Transient plane source methods, commonly used for building materials, incorporate finite element modeling to interpret how heat pulses propagate. These methods demand calibration plates of known thermal properties and meticulous control of contact resistance. While more complex, they allow simultaneous measurement of thermal conductivity and specific heat, critical for computational fluid dynamics inputs.

Integrating Software Tools

Modern laboratories often pair data loggers with analysis software that automates specific heat calculations. Such software imports CSV files, fits baseline corrections, and outputs c values with uncertainty. The interactive calculator provided on this page mirrors that workflow by letting you convert raw lab data into specific heat instantly.

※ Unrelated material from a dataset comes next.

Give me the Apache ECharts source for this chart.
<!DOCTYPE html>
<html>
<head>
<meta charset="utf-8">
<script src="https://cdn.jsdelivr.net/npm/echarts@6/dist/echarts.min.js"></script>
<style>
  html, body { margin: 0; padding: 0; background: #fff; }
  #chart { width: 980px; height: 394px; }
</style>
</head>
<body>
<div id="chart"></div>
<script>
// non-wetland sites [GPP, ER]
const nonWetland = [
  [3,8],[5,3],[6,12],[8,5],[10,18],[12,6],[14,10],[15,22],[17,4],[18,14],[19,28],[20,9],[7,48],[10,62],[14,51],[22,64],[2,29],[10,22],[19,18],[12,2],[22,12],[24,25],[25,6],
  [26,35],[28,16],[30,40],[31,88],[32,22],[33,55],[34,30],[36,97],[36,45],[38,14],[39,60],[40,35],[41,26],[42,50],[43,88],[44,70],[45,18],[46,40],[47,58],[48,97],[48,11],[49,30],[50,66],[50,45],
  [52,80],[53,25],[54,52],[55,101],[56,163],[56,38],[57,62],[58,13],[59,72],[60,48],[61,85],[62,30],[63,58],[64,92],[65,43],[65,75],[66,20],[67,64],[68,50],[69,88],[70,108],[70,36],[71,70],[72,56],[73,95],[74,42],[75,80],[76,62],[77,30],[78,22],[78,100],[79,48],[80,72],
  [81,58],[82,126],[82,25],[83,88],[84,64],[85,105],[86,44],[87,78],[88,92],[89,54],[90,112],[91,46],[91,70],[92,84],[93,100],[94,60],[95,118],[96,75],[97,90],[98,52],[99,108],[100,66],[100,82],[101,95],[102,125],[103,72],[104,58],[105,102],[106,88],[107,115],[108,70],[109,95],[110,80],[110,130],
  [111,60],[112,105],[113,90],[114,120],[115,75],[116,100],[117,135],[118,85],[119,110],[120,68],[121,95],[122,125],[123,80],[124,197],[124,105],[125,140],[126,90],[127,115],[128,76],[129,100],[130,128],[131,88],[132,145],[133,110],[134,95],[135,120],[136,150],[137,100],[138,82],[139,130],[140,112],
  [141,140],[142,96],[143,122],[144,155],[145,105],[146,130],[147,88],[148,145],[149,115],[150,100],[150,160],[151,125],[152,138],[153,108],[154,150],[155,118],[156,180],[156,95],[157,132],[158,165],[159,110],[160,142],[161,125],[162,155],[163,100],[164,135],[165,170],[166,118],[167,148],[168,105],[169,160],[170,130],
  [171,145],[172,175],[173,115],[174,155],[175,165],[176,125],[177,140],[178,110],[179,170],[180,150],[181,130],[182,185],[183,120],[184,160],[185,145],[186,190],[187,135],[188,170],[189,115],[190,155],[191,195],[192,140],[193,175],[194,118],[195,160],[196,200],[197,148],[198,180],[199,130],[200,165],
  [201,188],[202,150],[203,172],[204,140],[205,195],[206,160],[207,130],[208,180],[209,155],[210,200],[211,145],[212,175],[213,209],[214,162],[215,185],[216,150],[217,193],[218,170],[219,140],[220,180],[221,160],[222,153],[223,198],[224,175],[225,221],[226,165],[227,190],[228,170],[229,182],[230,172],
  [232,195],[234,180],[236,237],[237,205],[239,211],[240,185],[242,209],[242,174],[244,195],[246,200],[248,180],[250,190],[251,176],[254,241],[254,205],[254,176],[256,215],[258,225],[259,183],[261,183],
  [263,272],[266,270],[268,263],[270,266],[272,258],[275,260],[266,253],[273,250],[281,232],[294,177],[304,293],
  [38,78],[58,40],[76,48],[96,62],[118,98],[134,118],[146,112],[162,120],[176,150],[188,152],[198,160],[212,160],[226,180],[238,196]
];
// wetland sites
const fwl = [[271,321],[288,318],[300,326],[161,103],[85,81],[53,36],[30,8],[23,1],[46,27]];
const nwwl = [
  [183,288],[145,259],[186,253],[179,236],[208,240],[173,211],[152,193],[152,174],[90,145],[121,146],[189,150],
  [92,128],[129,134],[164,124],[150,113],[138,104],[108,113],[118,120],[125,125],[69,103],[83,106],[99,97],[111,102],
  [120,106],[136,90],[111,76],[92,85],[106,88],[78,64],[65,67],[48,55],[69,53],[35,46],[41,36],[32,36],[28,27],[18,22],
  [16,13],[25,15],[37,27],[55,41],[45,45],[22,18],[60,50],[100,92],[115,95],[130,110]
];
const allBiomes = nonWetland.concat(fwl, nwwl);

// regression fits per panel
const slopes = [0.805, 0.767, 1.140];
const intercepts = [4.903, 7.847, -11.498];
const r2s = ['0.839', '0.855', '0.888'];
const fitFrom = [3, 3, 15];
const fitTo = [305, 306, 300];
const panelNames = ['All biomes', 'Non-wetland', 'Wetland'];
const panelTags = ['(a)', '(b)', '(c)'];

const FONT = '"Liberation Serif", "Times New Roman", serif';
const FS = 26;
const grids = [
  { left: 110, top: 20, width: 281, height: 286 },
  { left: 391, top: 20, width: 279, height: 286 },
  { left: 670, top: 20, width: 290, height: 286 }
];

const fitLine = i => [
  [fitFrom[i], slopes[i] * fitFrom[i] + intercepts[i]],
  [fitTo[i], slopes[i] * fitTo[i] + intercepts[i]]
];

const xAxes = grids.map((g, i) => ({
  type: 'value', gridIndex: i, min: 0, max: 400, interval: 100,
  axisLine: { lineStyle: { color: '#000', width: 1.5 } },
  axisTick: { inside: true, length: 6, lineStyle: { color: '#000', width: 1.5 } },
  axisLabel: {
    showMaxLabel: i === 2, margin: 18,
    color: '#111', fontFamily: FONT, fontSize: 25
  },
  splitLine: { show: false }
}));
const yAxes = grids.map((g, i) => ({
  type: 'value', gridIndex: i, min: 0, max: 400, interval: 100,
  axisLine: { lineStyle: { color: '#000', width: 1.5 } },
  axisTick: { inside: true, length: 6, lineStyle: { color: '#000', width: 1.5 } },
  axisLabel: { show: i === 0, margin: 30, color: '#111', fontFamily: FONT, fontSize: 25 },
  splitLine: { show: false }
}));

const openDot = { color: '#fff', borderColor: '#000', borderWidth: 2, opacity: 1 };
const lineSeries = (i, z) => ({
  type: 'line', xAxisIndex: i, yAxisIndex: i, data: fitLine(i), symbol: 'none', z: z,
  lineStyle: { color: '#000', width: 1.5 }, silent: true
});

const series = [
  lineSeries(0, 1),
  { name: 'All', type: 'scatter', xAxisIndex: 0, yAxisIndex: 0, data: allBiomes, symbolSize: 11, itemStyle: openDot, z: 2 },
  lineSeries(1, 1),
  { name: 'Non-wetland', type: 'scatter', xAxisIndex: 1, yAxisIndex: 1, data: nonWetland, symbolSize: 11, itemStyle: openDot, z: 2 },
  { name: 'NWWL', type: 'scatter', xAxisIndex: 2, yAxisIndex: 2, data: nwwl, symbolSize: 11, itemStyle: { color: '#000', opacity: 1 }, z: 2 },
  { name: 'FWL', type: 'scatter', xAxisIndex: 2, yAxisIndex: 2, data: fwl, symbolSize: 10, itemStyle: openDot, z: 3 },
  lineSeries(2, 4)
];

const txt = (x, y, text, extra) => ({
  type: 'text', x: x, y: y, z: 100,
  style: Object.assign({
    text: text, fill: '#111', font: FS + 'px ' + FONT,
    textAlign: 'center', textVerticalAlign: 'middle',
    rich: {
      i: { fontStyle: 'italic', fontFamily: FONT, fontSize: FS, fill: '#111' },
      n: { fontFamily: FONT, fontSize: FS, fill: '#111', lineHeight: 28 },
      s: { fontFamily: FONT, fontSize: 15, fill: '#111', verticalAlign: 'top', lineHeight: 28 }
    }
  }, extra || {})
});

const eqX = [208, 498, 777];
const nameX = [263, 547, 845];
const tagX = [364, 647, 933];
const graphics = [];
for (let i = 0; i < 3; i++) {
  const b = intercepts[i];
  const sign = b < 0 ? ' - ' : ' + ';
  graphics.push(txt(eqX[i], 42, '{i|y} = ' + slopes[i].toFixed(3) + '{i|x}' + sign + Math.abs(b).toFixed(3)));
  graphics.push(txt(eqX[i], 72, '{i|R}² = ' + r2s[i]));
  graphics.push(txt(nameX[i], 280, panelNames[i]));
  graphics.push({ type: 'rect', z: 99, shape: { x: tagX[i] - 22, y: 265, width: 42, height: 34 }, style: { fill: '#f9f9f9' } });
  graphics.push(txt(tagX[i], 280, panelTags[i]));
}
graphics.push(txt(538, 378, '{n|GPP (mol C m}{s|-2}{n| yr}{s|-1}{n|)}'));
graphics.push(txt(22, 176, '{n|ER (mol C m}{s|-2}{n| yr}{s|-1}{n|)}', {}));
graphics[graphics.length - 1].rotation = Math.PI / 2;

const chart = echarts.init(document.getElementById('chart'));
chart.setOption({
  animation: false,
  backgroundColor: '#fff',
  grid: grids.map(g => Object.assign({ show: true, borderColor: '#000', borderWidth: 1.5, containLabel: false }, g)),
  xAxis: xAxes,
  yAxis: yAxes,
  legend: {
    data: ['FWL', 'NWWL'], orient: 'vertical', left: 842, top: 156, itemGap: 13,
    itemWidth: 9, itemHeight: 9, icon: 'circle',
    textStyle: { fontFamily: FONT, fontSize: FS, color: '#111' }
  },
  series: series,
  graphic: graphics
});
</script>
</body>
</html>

By entering heat input, mass, temperature range, and estimated losses, you obtain the final value in J/kg·°C and J/g·°C, along with a visual summary that highlights key contributors.

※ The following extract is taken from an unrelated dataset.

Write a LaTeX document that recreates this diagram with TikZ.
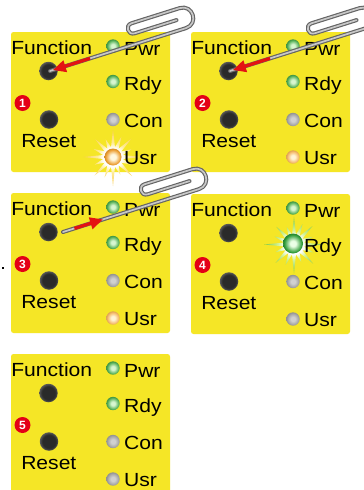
\documentclass[tikz,border=0pt]{standalone}
\usepackage{fontspec}
\usepackage{graphicx}
\setmainfont{Liberation Sans}
\usetikzlibrary{arrows.meta}

% colours
\definecolor{panelyellow}{RGB}{245,230,38}
\definecolor{badgered}{RGB}{228,0,22}
\definecolor{arrowred}{RGB}{228,18,18}
\definecolor{wiredark}{RGB}{100,100,100}
\definecolor{wirelight}{RGB}{200,200,200}
\definecolor{btnIn}{RGB}{42,42,42}
\definecolor{btnOut}{RGB}{88,88,88}
\definecolor{gIn}{RGB}{215,246,208}
\definecolor{gOut}{RGB}{78,172,80}
\definecolor{grIn}{RGB}{208,208,208}
\definecolor{grOut}{RGB}{160,160,160}
\definecolor{oIn}{RGB}{255,244,215}
\definecolor{oOut}{RGB}{244,180,96}
\definecolor{loIn}{RGB}{255,248,225}
\definecolor{loOut}{RGB}{236,156,46}
\definecolor{lgIn}{RGB}{235,255,230}
\definecolor{lgOut}{RGB}{45,155,55}
\definecolor{sunA}{RGB}{255,236,150}
\definecolor{sunB}{RGB}{250,204,88}
\definecolor{leafA}{RGB}{210,242,150}
\definecolor{leafB}{RGB}{125,200,62}

% radial shadings (the circle edge sits at 25bp)
\pgfdeclareradialshading{buttonshade}{\pgfpoint{0bp}{0bp}}{color(0bp)=(btnIn); color(18bp)=(btnIn); color(25bp)=(btnOut); color(50bp)=(btnOut)}
\pgfdeclareradialshading{greenled}{\pgfpoint{0bp}{0bp}}{color(0bp)=(gIn); color(7bp)=(gIn); color(22bp)=(gOut); color(25bp)=(gOut!85!black); color(50bp)=(gOut!85!black)}
\pgfdeclareradialshading{grayled}{\pgfpoint{0bp}{0bp}}{color(0bp)=(grIn); color(8bp)=(grIn); color(22bp)=(grOut); color(25bp)=(grOut!90!black); color(50bp)=(grOut!90!black)}
\pgfdeclareradialshading{paleled}{\pgfpoint{0bp}{0bp}}{color(0bp)=(oIn); color(7bp)=(oIn); color(22bp)=(oOut); color(25bp)=(oOut!90!black); color(50bp)=(oOut!90!black)}
\pgfdeclareradialshading{sunled}{\pgfpoint{0bp}{0bp}}{color(0bp)=(loIn); color(8bp)=(loIn); color(22bp)=(loOut); color(25bp)=(loOut!90!black); color(50bp)=(loOut!90!black)}
\pgfdeclareradialshading{litgreenled}{\pgfpoint{0bp}{0bp}}{color(0bp)=(lgIn); color(7bp)=(lgIn); color(22bp)=(lgOut); color(25bp)=(lgOut!85!black); color(50bp)=(lgOut!85!black)}
\pgfdeclareradialshading{sunglow}{\pgfpoint{0bp}{0bp}}{color(0bp)=(white); color(8bp)=(white); color(13bp)=(sunA); color(25bp)=(sunB); color(50bp)=(sunB)}
\pgfdeclareradialshading{leafglow}{\pgfpoint{0bp}{0bp}}{color(0bp)=(white); color(8bp)=(white); color(13bp)=(leafA); color(25bp)=(leafB); color(50bp)=(leafB)}

\newcommand\wide[1]{\scalebox{1.11}[1]{#1}}

\tikzset{
  lbl/.style={inner sep=0pt, font=\fontsize{19}{19}\selectfont},
  button/.style={circle, inner sep=0pt, minimum size=18.5pt, shade, shading=buttonshade},
  badge/.style={circle, inner sep=0pt, minimum size=16pt, fill=badgered, text=white,
    font=\fontsize{12}{12}\selectfont\bfseries},
  led/.style={circle, inner sep=0pt, minimum size=13.4pt, shade},
  ledgreen/.style={shading=greenled},
  ledgray/.style={shading=grayled},
  ledpale/.style={shading=paleled},
  ledsun/.style={shading=sunled, minimum size=17pt},
  ledlit/.style={shading=litgreenled, minimum size=20pt},
  wirepath/.style={line cap=round, line join=round},
  redarrow/.style={draw=arrowred, line width=3.2pt, -{Triangle[length=13pt,width=11.5pt]}},
}

% glow star: #1 centre, #2 shading
\newcommand\starburst[2]{%
  \begin{scope}[shift={#1}]
    \shade[shading=#2] (0:29)
      \foreach \i/\r in {1/10,2/21,3/10,4/27,5/10,6/19,7/10,8/29,9/10,10/22,11/10,12/26,
        13/10,14/20,15/10,16/30,17/10,18/21,19/10,20/25,21/10,22/19,23/10,24/28,
        25/10,26/22,27/10,28/26,29/10,30/20,31/10} { -- (\i*11.25:\r) } -- cycle;
  \end{scope}}

% one panel: #1,#2 offset, #3 step number, #4-#7 LED styles, #8 glow
\newcommand\ledpanel[8]{%
  \begin{scope}[shift={(#1,#2)}]
    \fill[panelyellow, rounded corners=2.5pt] (11,32) rectangle (170,172);
    #8
    \node[lbl, anchor=base] (fn#3) at (51.7,54) {\wide{Function}};
    \node[lbl, anchor=base] (rs#3) at (48.8,147.7) {\wide{Reset}};
    \node[lbl, anchor=base west] (pt#3) at (124,55) {\wide{Pwr}};
    \node[lbl, anchor=base west] (rt#3) at (124,90) {\wide{Rdy}};
    \node[lbl, anchor=base west] (ct#3) at (124,127.7) {\wide{Con}};
    \node[lbl, anchor=base west] (ut#3) at (124,164) {\wide{Usr}};
    \node[button] (fb#3) at (48.5,71) {};
    \node[button] (rb#3) at (49,119.5) {};
    \node[badge] (bd#3) at (22.5,103) {#3};
    \node[led,#4] (pl#3) at (113,46) {};
    \node[led,#5] (rl#3) at (113,81.5) {};
    \node[led,#6] (cl#3) at (113,119.5) {};
    \node[led,#7] (ul#3) at (113,157) {};
  \end{scope}}

% half-bent paper clip: #1 tip, #2 name, #3 arrow start (u), #4 arrow end (u)
\newcommand\paperclip[4]{%
  \begin{scope}[shift={#1}, rotate=17.5]
    \coordinate (tip#2) at (0,0);
    \coordinate (as#2) at (#3,0);
    \coordinate (ae#2) at (#4,0);
    \foreach \w/\c in {4/wiredark, 1.7/wirelight}
      \draw[wirepath, line width=\w pt, draw=\c] (tip#2) -- (142.5,0)
        .. controls (156.5,0) and (156.5,-21) .. (142.5,-21) -- (92,-21)
        .. controls (85,-21) and (85,-10.5) .. (92,-10.5) -- (136,-10.5);
    \draw[redarrow] (as#2) -- (ae#2);
  \end{scope}}

\begin{document}
\begin{tikzpicture}[x=1pt, y=-1pt]
  \useasboundingbox (0,0) rectangle (364,490);
  \clip (0,0) rectangle (364,490);
  \fill[white] (0,0) rectangle (364,490);

  \ledpanel{0}{0}{1}{ledgreen}{ledgreen}{ledgray}{ledsun}{\starburst{(113,157)}{sunglow}}
  \ledpanel{180}{0}{2}{ledgreen}{ledgreen}{ledgray}{ledpale}{}
  \ledpanel{0}{161}{3}{ledgreen}{ledgreen}{ledgray}{ledpale}{}
  \ledpanel{180}{162}{4}{ledgreen}{ledlit}{ledgray}{ledgray}{\starburst{(114,82.5)}{leafglow}}
  \ledpanel{0}{322}{5}{ledgreen}{ledgreen}{ledgray}{ledgray}{}

  % small mark left of panel 3
  \fill[black] (1.5,266.8) rectangle (3.8,269.2);

  % paper clips
  \paperclip{(50,71)}{a}{42}{3}
  \paperclip{(230,71)}{b}{42}{3}
  \paperclip{(63,232)}{c}{12}{42}
\end{tikzpicture}
\end{document}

To extend the calculator’s functionality, you can log each run’s parameters and results into an electronic lab notebook. Over time, this data set enables regression analyses, revealing how sample preparation, moisture content, or ambient conditions influence specific heat. Such insights support continuous calibration improvements and make audits smoother, because you can demonstrate reproducibility over months or even years.

Conclusion

Calculating specific heat from an experiment is both art and science. The equation is simple, yet the execution demands meticulous planning, vigilant data collection, and critical analysis. By following the steps described, using validated reference data, and leveraging digital tools like the calculator above, you can produce specific heat values that inform design decisions, regulatory submissions, and academic publications. Ground your experiments in sound methodology, remain transparent about uncertainties, and the thermal properties you publish will become trusted data points for the broader scientific community.